▶ _Extracted material_

====

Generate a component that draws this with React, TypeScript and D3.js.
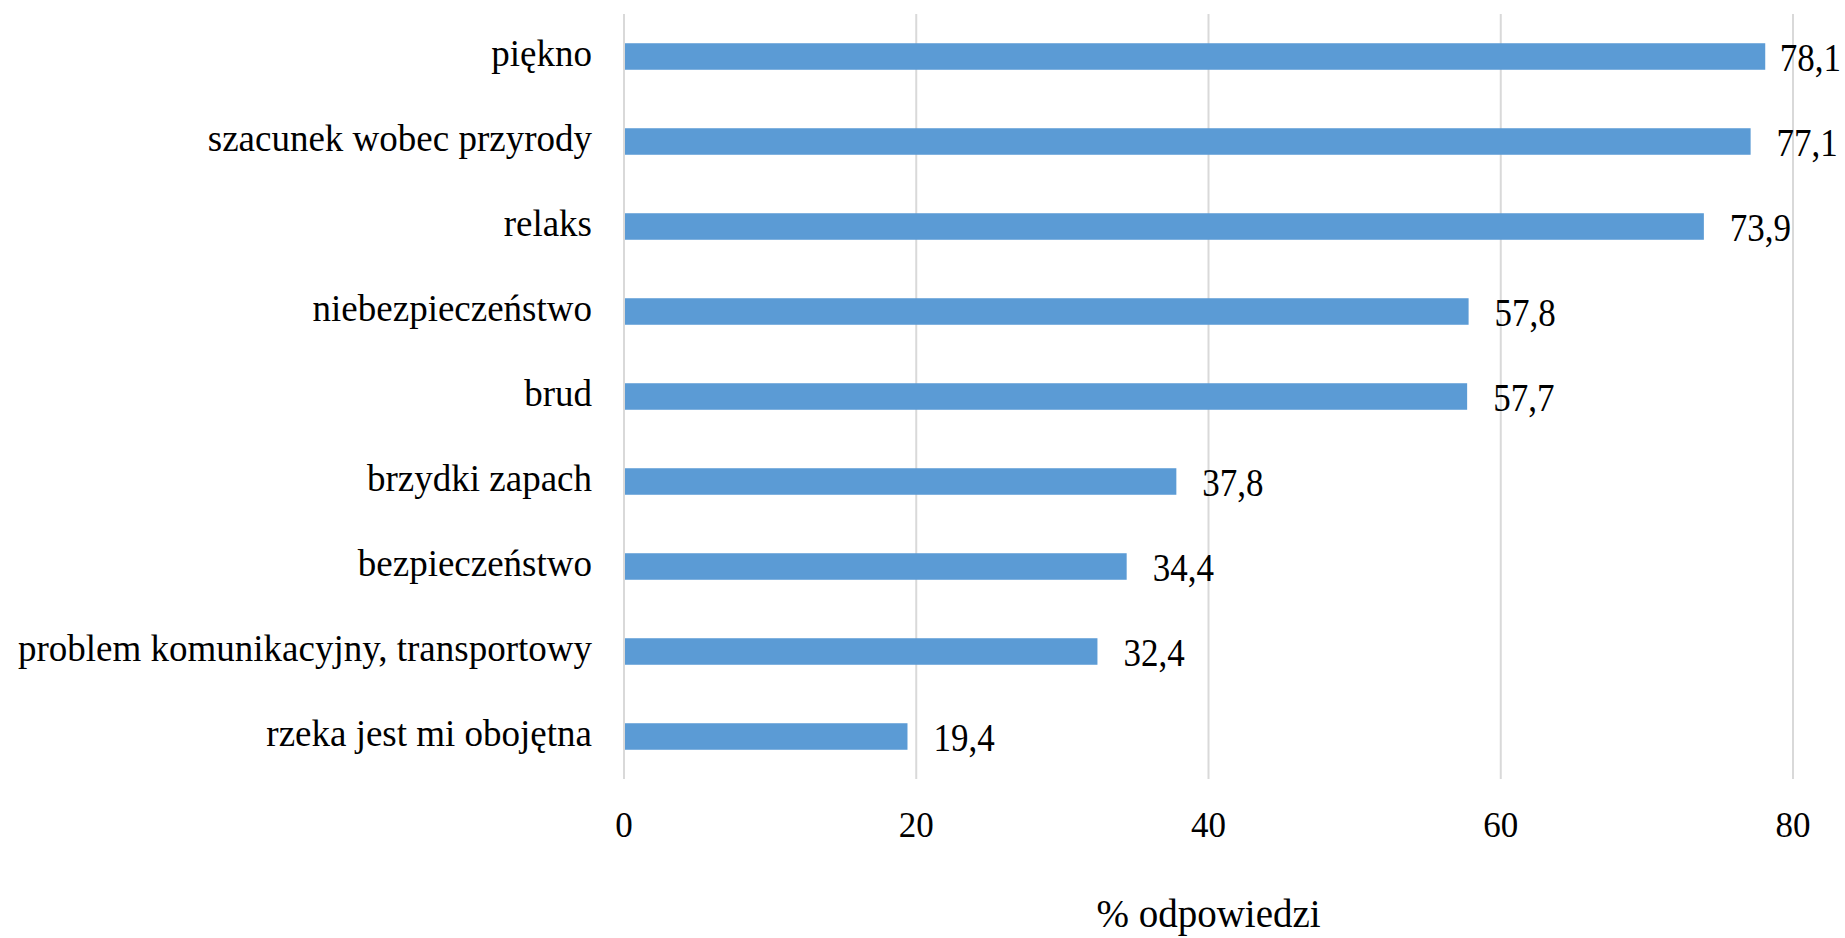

====

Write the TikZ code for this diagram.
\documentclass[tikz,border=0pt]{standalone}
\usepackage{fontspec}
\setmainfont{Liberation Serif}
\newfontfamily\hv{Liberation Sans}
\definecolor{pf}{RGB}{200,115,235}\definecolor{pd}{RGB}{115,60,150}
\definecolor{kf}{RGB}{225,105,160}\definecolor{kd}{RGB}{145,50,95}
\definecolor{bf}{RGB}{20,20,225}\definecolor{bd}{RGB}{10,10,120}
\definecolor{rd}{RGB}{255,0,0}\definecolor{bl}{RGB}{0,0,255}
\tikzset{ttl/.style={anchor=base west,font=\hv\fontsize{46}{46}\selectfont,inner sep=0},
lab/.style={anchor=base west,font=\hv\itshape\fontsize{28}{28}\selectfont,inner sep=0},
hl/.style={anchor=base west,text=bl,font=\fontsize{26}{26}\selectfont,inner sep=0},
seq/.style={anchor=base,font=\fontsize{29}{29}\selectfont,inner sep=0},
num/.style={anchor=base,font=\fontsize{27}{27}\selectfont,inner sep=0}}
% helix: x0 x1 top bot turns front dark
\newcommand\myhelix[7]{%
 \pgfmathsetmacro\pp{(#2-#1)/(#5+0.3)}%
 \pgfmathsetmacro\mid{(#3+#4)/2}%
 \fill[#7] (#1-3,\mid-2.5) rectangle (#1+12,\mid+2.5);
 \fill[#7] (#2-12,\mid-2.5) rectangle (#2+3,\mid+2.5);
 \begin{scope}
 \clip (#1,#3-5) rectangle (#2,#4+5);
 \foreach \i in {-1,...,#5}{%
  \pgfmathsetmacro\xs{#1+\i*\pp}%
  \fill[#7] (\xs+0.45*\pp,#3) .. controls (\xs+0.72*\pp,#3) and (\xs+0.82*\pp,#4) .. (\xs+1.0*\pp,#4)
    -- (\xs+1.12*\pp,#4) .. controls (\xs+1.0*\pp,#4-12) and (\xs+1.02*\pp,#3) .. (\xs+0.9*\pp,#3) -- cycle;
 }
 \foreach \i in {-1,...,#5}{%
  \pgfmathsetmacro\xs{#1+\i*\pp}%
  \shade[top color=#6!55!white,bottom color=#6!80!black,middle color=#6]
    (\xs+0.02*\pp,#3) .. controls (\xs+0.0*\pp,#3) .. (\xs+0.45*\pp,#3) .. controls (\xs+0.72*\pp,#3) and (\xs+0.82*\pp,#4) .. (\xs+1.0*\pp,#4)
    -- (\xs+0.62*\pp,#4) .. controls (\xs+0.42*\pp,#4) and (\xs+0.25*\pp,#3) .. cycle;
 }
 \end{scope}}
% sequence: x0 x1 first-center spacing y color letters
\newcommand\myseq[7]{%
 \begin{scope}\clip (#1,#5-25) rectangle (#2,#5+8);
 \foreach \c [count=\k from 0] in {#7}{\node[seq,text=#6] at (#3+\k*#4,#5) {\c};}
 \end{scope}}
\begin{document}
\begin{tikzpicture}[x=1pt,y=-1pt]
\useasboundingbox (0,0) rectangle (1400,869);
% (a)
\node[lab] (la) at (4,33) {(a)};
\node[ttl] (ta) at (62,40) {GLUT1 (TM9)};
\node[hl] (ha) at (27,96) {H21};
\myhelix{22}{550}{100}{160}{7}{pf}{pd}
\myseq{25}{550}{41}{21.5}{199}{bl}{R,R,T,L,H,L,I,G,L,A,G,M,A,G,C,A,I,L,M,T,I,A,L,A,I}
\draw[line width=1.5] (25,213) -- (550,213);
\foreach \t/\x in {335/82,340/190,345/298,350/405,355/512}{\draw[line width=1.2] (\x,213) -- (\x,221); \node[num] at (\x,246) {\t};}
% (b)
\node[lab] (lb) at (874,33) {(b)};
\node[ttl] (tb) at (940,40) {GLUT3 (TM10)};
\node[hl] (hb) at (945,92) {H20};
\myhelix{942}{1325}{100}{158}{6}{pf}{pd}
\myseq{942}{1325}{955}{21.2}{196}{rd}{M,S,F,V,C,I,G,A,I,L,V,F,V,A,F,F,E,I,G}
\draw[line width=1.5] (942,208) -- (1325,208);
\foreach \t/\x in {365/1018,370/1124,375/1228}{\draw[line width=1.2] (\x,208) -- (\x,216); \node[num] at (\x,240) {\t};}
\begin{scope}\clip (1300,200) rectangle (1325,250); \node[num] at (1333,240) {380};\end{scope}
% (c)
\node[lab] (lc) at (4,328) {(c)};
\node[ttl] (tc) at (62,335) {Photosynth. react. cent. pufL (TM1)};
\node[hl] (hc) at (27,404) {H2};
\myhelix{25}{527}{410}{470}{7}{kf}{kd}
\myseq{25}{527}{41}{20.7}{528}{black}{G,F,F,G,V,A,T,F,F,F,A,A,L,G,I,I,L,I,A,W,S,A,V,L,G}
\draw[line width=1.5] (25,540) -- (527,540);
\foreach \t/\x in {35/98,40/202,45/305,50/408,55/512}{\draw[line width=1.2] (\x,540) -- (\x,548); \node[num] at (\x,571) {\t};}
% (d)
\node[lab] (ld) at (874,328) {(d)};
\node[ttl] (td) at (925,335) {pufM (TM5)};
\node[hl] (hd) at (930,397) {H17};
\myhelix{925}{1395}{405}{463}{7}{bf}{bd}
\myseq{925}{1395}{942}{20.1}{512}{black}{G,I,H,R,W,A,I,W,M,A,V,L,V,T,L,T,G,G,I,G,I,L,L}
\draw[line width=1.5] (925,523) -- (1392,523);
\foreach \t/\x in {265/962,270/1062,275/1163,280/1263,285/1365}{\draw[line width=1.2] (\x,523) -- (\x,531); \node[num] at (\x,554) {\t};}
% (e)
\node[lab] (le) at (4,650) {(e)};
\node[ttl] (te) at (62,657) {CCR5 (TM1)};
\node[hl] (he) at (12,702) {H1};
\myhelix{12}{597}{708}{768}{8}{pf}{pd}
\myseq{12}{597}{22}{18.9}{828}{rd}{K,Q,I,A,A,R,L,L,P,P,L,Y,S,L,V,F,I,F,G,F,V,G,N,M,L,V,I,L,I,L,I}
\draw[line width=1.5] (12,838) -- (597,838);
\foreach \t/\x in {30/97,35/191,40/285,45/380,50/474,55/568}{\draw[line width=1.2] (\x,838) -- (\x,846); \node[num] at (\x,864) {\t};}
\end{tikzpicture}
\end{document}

====

▶ _Aim_
Each line that has the word "this" counts once. How many such lines are in the data? Give the number alone.

▶ _Worked answer_
2